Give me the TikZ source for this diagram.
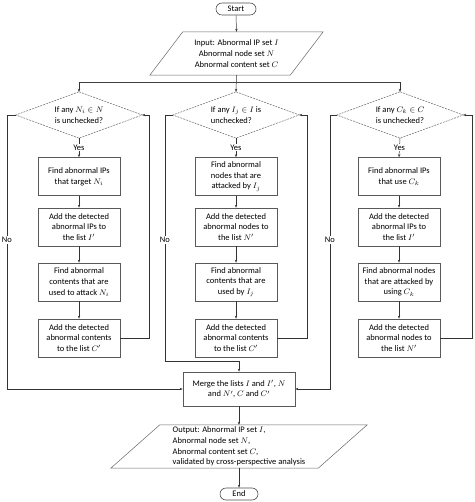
#####
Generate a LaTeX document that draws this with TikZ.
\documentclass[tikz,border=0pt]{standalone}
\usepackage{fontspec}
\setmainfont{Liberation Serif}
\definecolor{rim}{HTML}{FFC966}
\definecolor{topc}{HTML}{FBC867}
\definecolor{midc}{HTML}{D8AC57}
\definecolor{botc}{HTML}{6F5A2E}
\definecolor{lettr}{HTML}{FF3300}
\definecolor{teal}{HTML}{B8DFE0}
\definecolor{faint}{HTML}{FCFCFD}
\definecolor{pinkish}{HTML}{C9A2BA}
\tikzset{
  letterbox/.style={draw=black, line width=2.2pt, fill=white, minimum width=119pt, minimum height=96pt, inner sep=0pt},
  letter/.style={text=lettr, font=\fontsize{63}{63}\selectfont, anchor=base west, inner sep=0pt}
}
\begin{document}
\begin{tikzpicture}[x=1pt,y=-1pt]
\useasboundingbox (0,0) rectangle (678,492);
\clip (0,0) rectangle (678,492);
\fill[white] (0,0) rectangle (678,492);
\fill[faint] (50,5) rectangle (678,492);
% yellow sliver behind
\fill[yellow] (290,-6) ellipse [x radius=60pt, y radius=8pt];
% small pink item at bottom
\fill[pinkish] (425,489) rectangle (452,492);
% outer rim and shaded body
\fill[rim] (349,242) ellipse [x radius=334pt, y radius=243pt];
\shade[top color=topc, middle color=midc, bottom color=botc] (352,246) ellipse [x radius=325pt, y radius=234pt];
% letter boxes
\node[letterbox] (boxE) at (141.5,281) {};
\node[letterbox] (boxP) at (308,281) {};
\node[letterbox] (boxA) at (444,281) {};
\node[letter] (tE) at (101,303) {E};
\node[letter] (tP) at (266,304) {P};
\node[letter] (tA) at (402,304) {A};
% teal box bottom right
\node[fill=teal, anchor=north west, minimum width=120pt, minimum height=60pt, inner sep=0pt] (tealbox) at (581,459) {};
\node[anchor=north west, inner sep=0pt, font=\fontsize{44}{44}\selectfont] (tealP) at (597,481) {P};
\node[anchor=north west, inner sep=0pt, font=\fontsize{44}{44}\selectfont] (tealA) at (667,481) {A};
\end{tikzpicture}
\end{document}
#####
Using the records given above, list every line that includes the word "this".

• _COMPLETED EXERCISE_
Give me the TikZ source for this diagram.
Generate a LaTeX document that draws this with TikZ.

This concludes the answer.